フシュート石炭鉱山を国家戦略鉱山に指定するよう要求(2010年5月3日)
ホブド・アイマグのダルビ・ソムとツェツェグ・ソムの間にフシュート石炭鉱山がある。
(注:google earth の画像を筆者が加工した)
地元民が結成した「フシュート・モンゴル運動」は、このフシュート石炭鉱山を国家戦略鉱山に指定するよう要求した。
フシュート石炭鉱山は、モン・エン・コ(Mongolia Energy Corporation)社(社長シェーファー)が2007年3月から3年間の採掘権を所有しており、現在、操業中である。
フシュート石炭鉱山は、24〜44億トンのコークス炭の埋蔵量がある。
「フシュート・モンゴル運動」の主張によると、モン・エン・コ社は、意図的にその埋蔵量を秘密にし、2010年8月から採掘を急いで開始しようとしている。
そして1年目に50万トン、2年目に300万トン、3年目に800万トンを採掘し輸出する予定であるという。
さらに、モン・エン・コ社は、2008年度と2009年度の採掘報告書を提出していない。この報告書提出の義務付けは、鉱山法に違反する。
このため、フシュート石炭鉱山は、資源枯渇の危険性がある。
最後に、この企業活動には人民革命党書記У.バルスボルド(注:前ホブド・アイマグ知事、元自然環境相)らが関係している。
「フシュート・モンゴル運動」側は、もし上記の要求が受け入れられないならば、デトギーン峠、バルラギーン谷で抗議集会を開き、モン・エン・コ社の石炭搬出を封鎖・阻止し、座り込みやハンストを決行する、と発表した(ウヌードゥル新聞2010年5月3日付電子版)。
さて、「フシュート・モンゴル運動」によるフシュート石炭鉱山の国家戦略鉱山指定要求は、そのことによって、鉱物資源の国家所有が厳守され、モンゴル政府によるコークス炭採掘が保証される。その結果、そこから得られる収益は、モンゴル国民のものとなる。
現在、ウムヌゴビ・アイマグのタバントルゴイ石炭鉱山(注:コークス炭を埋蔵する)の開発が問題となっているが、タバントルゴイ石炭鉱山のコークス炭の採掘は、国営エルデネスMGL社が行う(注:社長Т.ガンゾリグ、正確には政府が51%株所有、その他は地方政庁などが所有、いずれにしろ国営であることには変わりがない)。この開発が進めば、国家予算歳入額は飛躍的に増大する。
一方、現行の鉱山法(注:正確には「鉱物資源法」、理解しやすいように鉱山法と訳す)によれば、鉱物資源開発にかかる税金は、3年間は免税になる。だから、この期間に掘り尽くしてしまっても税金を払わなくてもよいことになる。

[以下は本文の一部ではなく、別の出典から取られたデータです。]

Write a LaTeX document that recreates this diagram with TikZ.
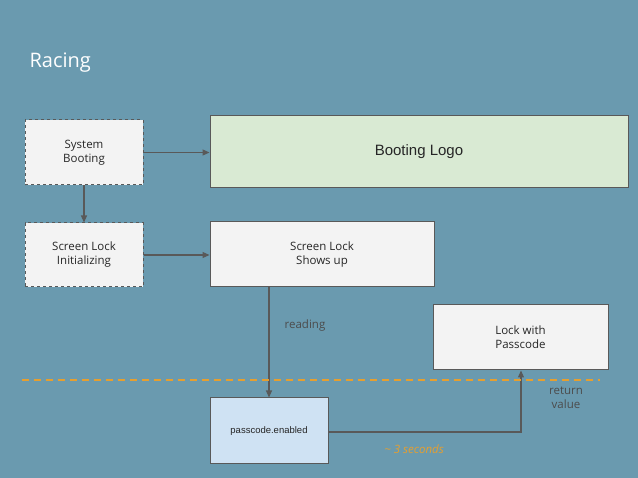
\documentclass[tikz,border=0pt]{standalone}
\usepackage{fontspec}
\setmainfont{Open Sans}
\newfontfamily\arialf{Liberation Sans}
\usetikzlibrary{arrows.meta}
\definecolor{bg}{HTML}{6A9AAF}
\definecolor{ln}{HTML}{595959}
\definecolor{box}{HTML}{F3F3F3}
\definecolor{grn}{HTML}{D9EAD3}
\definecolor{blu}{HTML}{CFE2F3}
\definecolor{org}{HTML}{E69F2F}
\begin{document}
\begin{tikzpicture}[x=1pt,y=-1pt,
  b/.style={draw=ln,line width=1pt,fill=box,font=\fontsize{11.5}{14}\selectfont,text=black!85,align=center,inner sep=0},
  dsh/.style={b,dashed},
  ar/.style={draw=ln,line width=1.2pt,-{Triangle[length=7pt,width=6pt]}},
  lab/.style={font=\fontsize{11.5}{14}\selectfont,text=black!70,align=center}]
\fill[bg] (0,0) rectangle (638,478);
\useasboundingbox (0,0) rectangle (638,478);
\node[anchor=west,text=white,font=\fontsize{20}{24}\selectfont] (t) at (26,63) {Racing};
\node[dsh,minimum width=118pt,minimum height=65pt] (sb) at (84,152.5) {System\\Booting};
\node[b,fill=grn,minimum width=418pt,minimum height=72pt,font=\arialf\fontsize{15}{18}\selectfont] (bl) at (419,152) {Booting Logo};
\node[dsh,minimum width=118pt,minimum height=64pt] (si) at (84,255) {Screen Lock\\Initializing};
\node[b,minimum width=224pt,minimum height=65pt] (ss) at (322,254.5) {Screen Lock\\Shows up};
\node[b,minimum width=175pt,minimum height=65pt] (lp) at (520.5,337.5) {Lock with\\Passcode};
\node[b,fill=blu,minimum width=118pt,minimum height=66pt,font=\arialf\fontsize{9.5}{12}\selectfont] (pe) at (269,431) {passcode.enabled};
\draw[ar] (sb.east) -- (bl.west|-sb.east);
\draw[ar] (sb.south) -- (si.north);
\draw[ar] (si.east) -- (ss.west|-si.east);
\draw[ar] (ss.south-|pe.north) -- (pe.north);
\coordinate (c) at (521,432);
\draw[ar] (pe.east|-c) -- (c) -- (c|-lp.south);
\coordinate (d1) at (22,380); \coordinate (d2) at (600,380);
\draw[org,dashed,line width=1.5pt,dash pattern=on 7pt off 5pt] (d1) -- (d2);
\node[lab] (r) at (305,326) {reading};
\node[lab] (rv) at (566,398) {return\\value};
\node[font=\itshape\fontsize{11.5}{14}\selectfont,text=org] (s3) at (414,449) {\textasciitilde{} 3 seconds};
\end{tikzpicture}
\end{document}
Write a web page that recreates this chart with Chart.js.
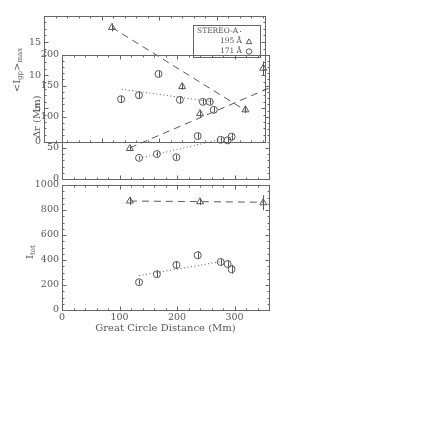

もしその開発が外資企業によって行われれば、モンゴル国民の所有する資源が無料で簒奪されることになる。
第二に、前の「モンゴル時評」で紹介した
「鉱物資源採掘権の停止命令」が「フシュート・モンゴル運動」側にとっての刺激となっていることは明らかだろう。この大統領命令は、正当なものであり、したがって、「フシュート・モンゴル運動」側の要求も受け入れられるべきものであろう。
第三に、実は、このツェツェグノール(注:ツェツェクノールともいう)では、19世紀末から20世紀初頭にかけて、アヨーシによって指導された牧民運動が展開された。筆者のモンゴル研究者としての最初の(不完全な)論文は、「アヨーシの牧民運動について」であった。さらにそれに基づいて、
「前期牧民運動の帰結」も書いた。